Perry, who served from 2003 to 2009 as professor of ethics at the U.S. Army War College, recently authored "Partly Cloudy: Ethics in War, Espionage, Covert Action, and Interrogation."
The legal boundaries are relevant considering that upcoming congressional hearings may reveal details about a mysterious program abruptly cancelled by CIA Director Leon Panetta. The program was allegedly part of a directive from former Vice President Dick Cheney that extended CIA efforts to go kill bad guys.
In a recent press release, Perry provides a brief history lesson and some things to consider when Congress politicizes the issue.

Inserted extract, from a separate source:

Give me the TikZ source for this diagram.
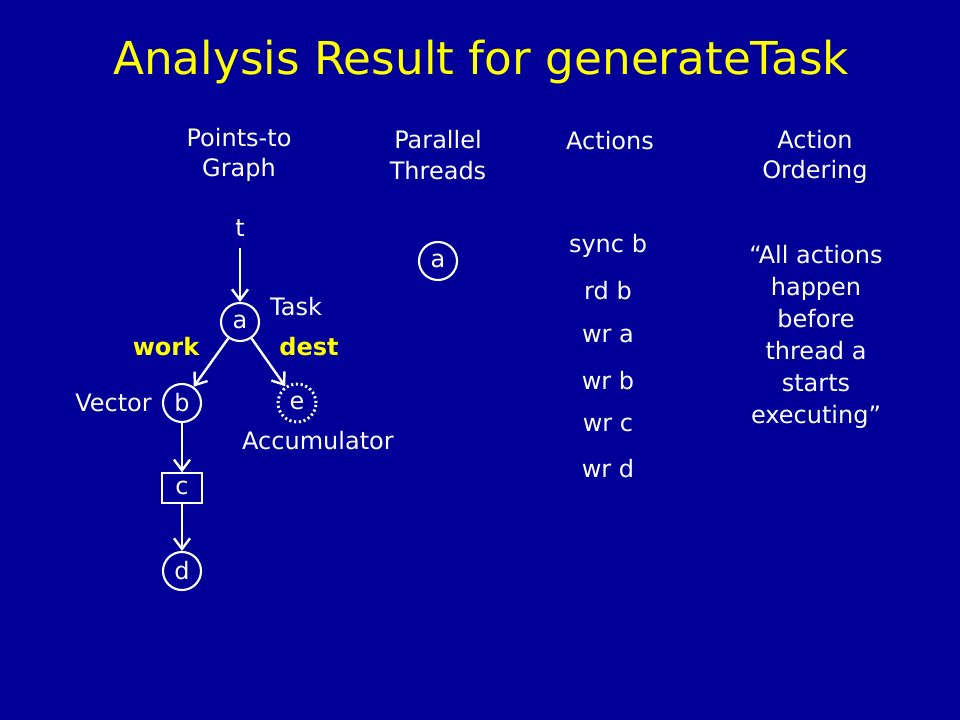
\documentclass[tikz,border=0pt]{standalone}
\usepackage{fontspec}
\setmainfont{DejaVu Sans}
\usetikzlibrary{arrows.meta}
\definecolor{bgblue}{RGB}{0,0,153}
\definecolor{titleyellow}{RGB}{255,255,0}
\begin{document}
\begin{tikzpicture}[x=0.75pt,y=-0.75pt,
  every node/.style={text=white,font=\fontsize{18}{21}\selectfont},
  hdr/.style={align=center,font=\fontsize{18}{23}\selectfont},
  lbl/.style={inner sep=0pt},
  ylbl/.style={inner sep=0pt,text=titleyellow,font=\fontsize{18}{21}\selectfont\bfseries},
  objc/.style={circle,draw=white,line width=1.6pt,minimum size=28.5pt,inner sep=0pt},
  objd/.style={objc,dotted,line width=2.2pt},
  objr/.style={rectangle,draw=white,line width=1.6pt,minimum width=30pt,minimum height=22pt,inner sep=0pt},
  edge/.style={draw=white,line width=1.8pt,-{Straight Barb[length=8pt,width=12pt,line width=1.8pt]}},
  act/.style={inner sep=0pt},
  ord/.style={align=center,font=\fontsize{18}{24}\selectfont}
]
\fill[bgblue] (0,0) rectangle (960,720);
\useasboundingbox (0,0) rectangle (960,720);

\node[text=titleyellow,font=\fontsize{34}{40}\selectfont] (title) at (481,62) {Analysis Result for generateTask};

\node[hdr] (h1) at (239,155) {Points-to\\Graph};
\node[hdr] (h2) at (438,155) {Parallel\\Threads};
\node[hdr] (h3) at (610,141) {Actions};
\node[hdr] (h4) at (815,157) {Action\\Ordering};

% points-to graph
\node[lbl] (t) at (240,228) {t};
\coordinate (tstart) at (240,248);
\node[objc] (a) at (240,322) {a};
\node[lbl] (task) at (296,307) {Task};
\node[objc] (b) at (182,403) {b};
\node[lbl,anchor=east] (vector) at (152,403) {Vector};
\node[objd] (e) at (297,403) {e};
\node[lbl] (acc) at (318,441) {Accumulator};
\node[objr] (c) at (182,488) {c};
\node[objc] (d) at (182,571) {d};
\node[ylbl] (work) at (166,347) {work};
\node[ylbl] (dest) at (309,347) {dest};

\draw[edge] (tstart) -- (a);
\draw[edge] (a) -- (b);
\draw[edge] (a) -- (e);
\draw[edge] (b) -- (c);
\draw[edge] (c) -- (d);

% parallel threads
\node[objc] (pa) at (438,261) {a};

% actions
\node[act] (s1) at (608,246) {sync b};
\node[act] (s2) at (608,291) {rd b};
\node[act] (s3) at (608,336) {wr a};
\node[act] (s4) at (608,381) {wr b};
\node[act] (s5) at (608,425) {wr c};
\node[act] (s6) at (608,469) {wr d};

% action ordering
\node[ord] (ordtext) at (816,337) {\textquotedblleft All actions\\happen\\before\\thread a\\starts\\executing\textquotedblright};
\end{tikzpicture}
\end{document}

• “Assassinations of foreign officials by American government personnel have been prohibited overtly by presidential executive orders since the Ford Administration in the 1970s, in the wake of intensive congressional hearings on earlier plots against Fidel Castro and others. This has persuaded some commentators today to conclude that assassination must be illegal, that Dick Cheney was therefore trying to hide an illegal CIA program from Congress, and so on.”
• However, Congress has never passed a law against it, apparently worrying that we might one day face another Hitler who might be stopped through an assassination rather than by going to war against his whole country.

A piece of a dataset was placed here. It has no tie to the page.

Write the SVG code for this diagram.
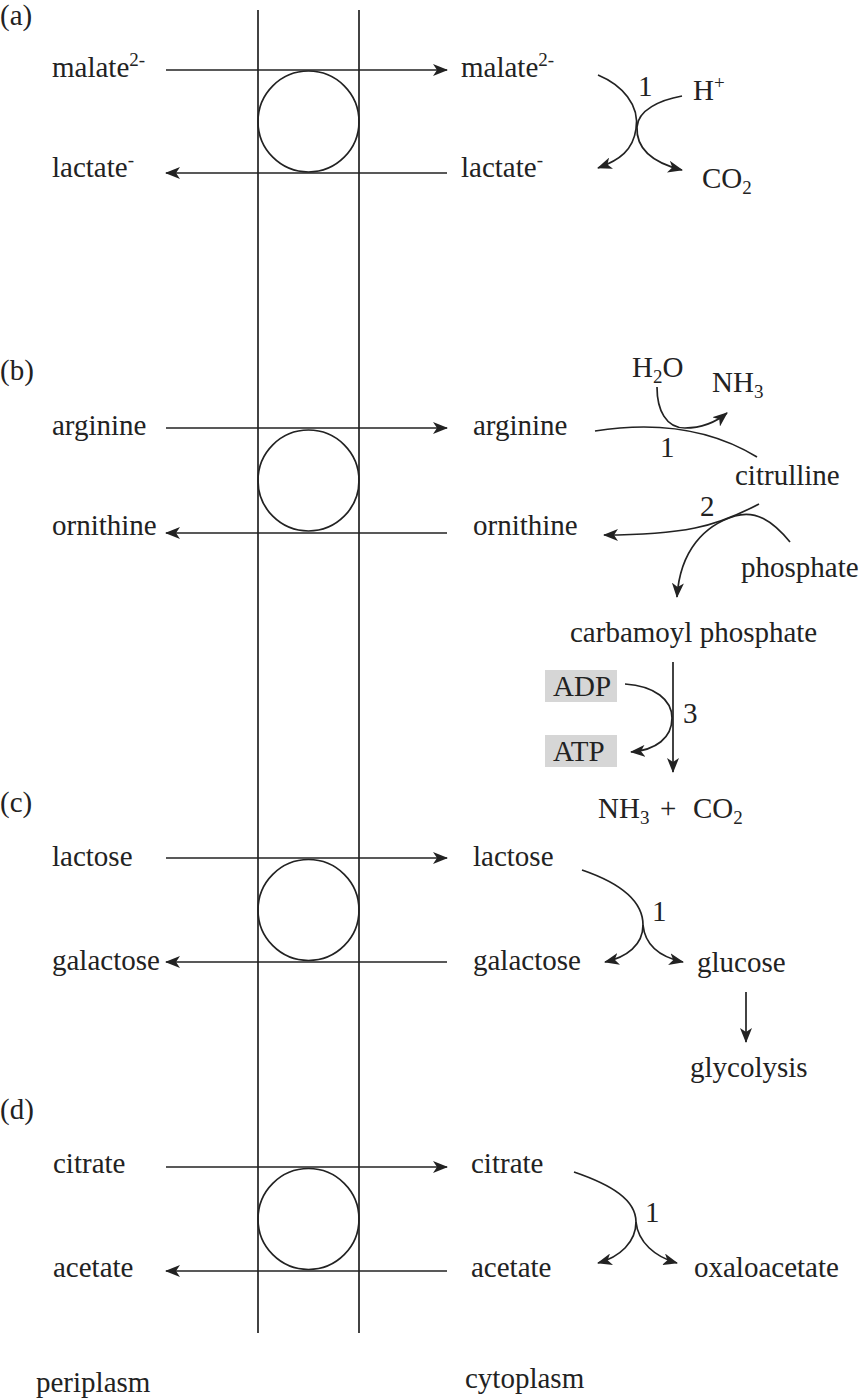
<svg xmlns="http://www.w3.org/2000/svg" width="861" height="1398" viewBox="0 0 861 1398">
<defs>
<style>
text{font-family:"Liberation Serif","Times New Roman",serif;font-size:29px;fill:#222}
.sup{font-size:19px}
.ln{fill:none;stroke:#222;stroke-width:1.7}
.ar{fill:none;stroke:#222;stroke-width:1.7;marker-end:url(#ah)}
.box{fill:#d6d6d6;stroke:none}
</style>
<marker id="ah" markerUnits="userSpaceOnUse" markerWidth="16" markerHeight="12" refX="14" refY="6" orient="auto">
<path d="M0,0 L15,6 L0,12 L4,6 z" fill="#222"/>
</marker>
</defs>
<rect width="861" height="1398" fill="#fff"/>

<g id="membrane">
<line class="ln" x1="258" y1="10" x2="258" y2="1333"/>
<line class="ln" x1="359" y1="10" x2="359" y2="1333"/>
<circle class="ln" cx="308.5" cy="121.5" r="50.5"/>
<circle class="ln" cx="308.5" cy="480.5" r="50.5"/>
<circle class="ln" cx="308.5" cy="910" r="50.5"/>
<circle class="ln" cx="308.5" cy="1219" r="50.5"/>
</g>

<g id="connectors">
<line class="ar" x1="166" y1="70" x2="447" y2="70"/>
<line class="ar" x1="447" y1="173" x2="166" y2="173"/>
<line class="ar" x1="166" y1="428" x2="447" y2="428"/>
<line class="ar" x1="447" y1="533" x2="166" y2="533"/>
<line class="ar" x1="166" y1="858" x2="447" y2="858"/>
<line class="ar" x1="447" y1="962" x2="166" y2="962"/>
<line class="ar" x1="166" y1="1167" x2="447" y2="1167"/>
<line class="ar" x1="447" y1="1271" x2="166" y2="1271"/>
<path class="ar" d="M598,75 C622,85 640,105 636,129 C633,150 620,160 598,168"/>
<path class="ar" d="M682,96 C660,100 638,110 637,127 C636,148 650,162 682,170"/>
<path class="ln" d="M595,431 Q690,416 757,457"/>
<path class="ar" d="M657,387 C657,410 666,428 685,428 C702,428 716,422 727,413"/>
<path class="ar" d="M759,504 C740,514 720,523 695,528 C670,533 640,535 604,535"/>
<path class="ar" d="M790,542 C772,520 755,510 735,516 C705,525 680,550 677,597"/>
<path class="ar" d="M673,662 L673,772"/>
<path class="ar" d="M625,684 C655,686 672,700 672,718 C672,738 656,750 631,752"/>
<path class="ar" d="M582,870 C620,883 643,900 643,925 C643,945 627,957 605,962"/>
<path class="ar" d="M643,925 C645,945 660,957 683,962"/>
<path class="ar" d="M746,992 L746,1042"/>
<path class="ar" d="M574,1172 C612,1185 636,1200 636,1222 C636,1242 620,1257 598,1263"/>
<path class="ar" d="M636,1222 C638,1242 655,1257 677,1263"/>
</g>

<g id="panel-a">
<text x="0" y="25">(a)</text>
<text x="52" y="77">malate<tspan class="sup" dy="-11">2-</tspan></text>
<text x="52" y="177">lactate<tspan class="sup" dy="-11">-</tspan></text>
<text x="461" y="77">malate<tspan class="sup" dy="-11">2-</tspan></text>
<text x="461" y="177">lactate<tspan class="sup" dy="-11">-</tspan></text>
<text x="638" y="96">1</text>
<text x="693" y="100">H<tspan class="sup" dy="-11">+</tspan></text>
<text x="702" y="188">CO<tspan class="sup" dy="6">2</tspan></text>
</g>

<g id="panel-b">
<text x="0" y="380">(b)</text>
<text x="52" y="435">arginine</text>
<text x="52" y="535">ornithine</text>
<text x="473" y="435">arginine</text>
<text x="473" y="535">ornithine</text>
<text x="632" y="377">H<tspan class="sup" dy="6">2</tspan><tspan dy="-6">O</tspan></text>
<text x="712" y="392">NH<tspan class="sup" dy="6">3</tspan></text>
<text x="660" y="457">1</text>
<text x="735" y="485">citrulline</text>
<text x="700" y="516">2</text>
<text x="741" y="577">phosphate</text>
<text x="570" y="642">carbamoyl phosphate</text>
<rect class="box" x="545" y="670" width="72" height="32"/>
<rect class="box" x="545" y="735" width="72" height="32"/>
<text x="553" y="696">ADP</text>
<text x="553" y="761">ATP</text>
<text x="683" y="723">3</text>
<text x="598" y="818">NH<tspan class="sup" dy="6">3</tspan><tspan x="660" dy="-6">+</tspan><tspan x="693">CO</tspan><tspan class="sup" dy="6">2</tspan></text>
</g>

<g id="panel-c">
<text x="0" y="812">(c)</text>
<text x="52" y="866">lactose</text>
<text x="52" y="970">galactose</text>
<text x="473" y="866">lactose</text>
<text x="473" y="970">galactose</text>
<text x="652" y="921">1</text>
<text x="697" y="972">glucose</text>
<text x="690" y="1077">glycolysis</text>
</g>

<g id="panel-d">
<text x="0" y="1119">(d)</text>
<text x="53" y="1173">citrate</text>
<text x="53" y="1277">acetate</text>
<text x="471" y="1173">citrate</text>
<text x="471" y="1277">acetate</text>
<text x="645" y="1222">1</text>
<text x="694" y="1277">oxaloacetate</text>
</g>

<g id="labels">
<text x="36" y="1392">periplasm</text>
<text x="465" y="1388">cytoplasm</text>
</g>
</svg>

• Perry also notes that executive orders can be classified. In other words, a secret executive order might rescind or render obsolete an overt one, so theoretically any president (including President Obama) might issue both a public order prohibiting assassination and then a secret one permitting it.
• Targeted killings of the leaders of Al Qaeda or other terrorist groups are not prohibited, according to Perry.
• Perry also wondrs that where the target is not a high official or an otherwise famous terrorist or gangster, can we be so sure that our intelligence about that person is accurate enough to warrant his execution without due process of law?
• Concluding, Perry noted: “Finally, although it would seem very tempting to remove a tyrannical leader like Hitler, Saddam Hussein, or Kim Jong Il, assassination by itself would be extremely unlikely to lead to a more humane regime. Indeed, it might well induce new regime leaders to attack the U.S. Perry asks Americans to imagine their reaction if President John Kennedy, for instance, had been killed by a Soviet KGB agent.”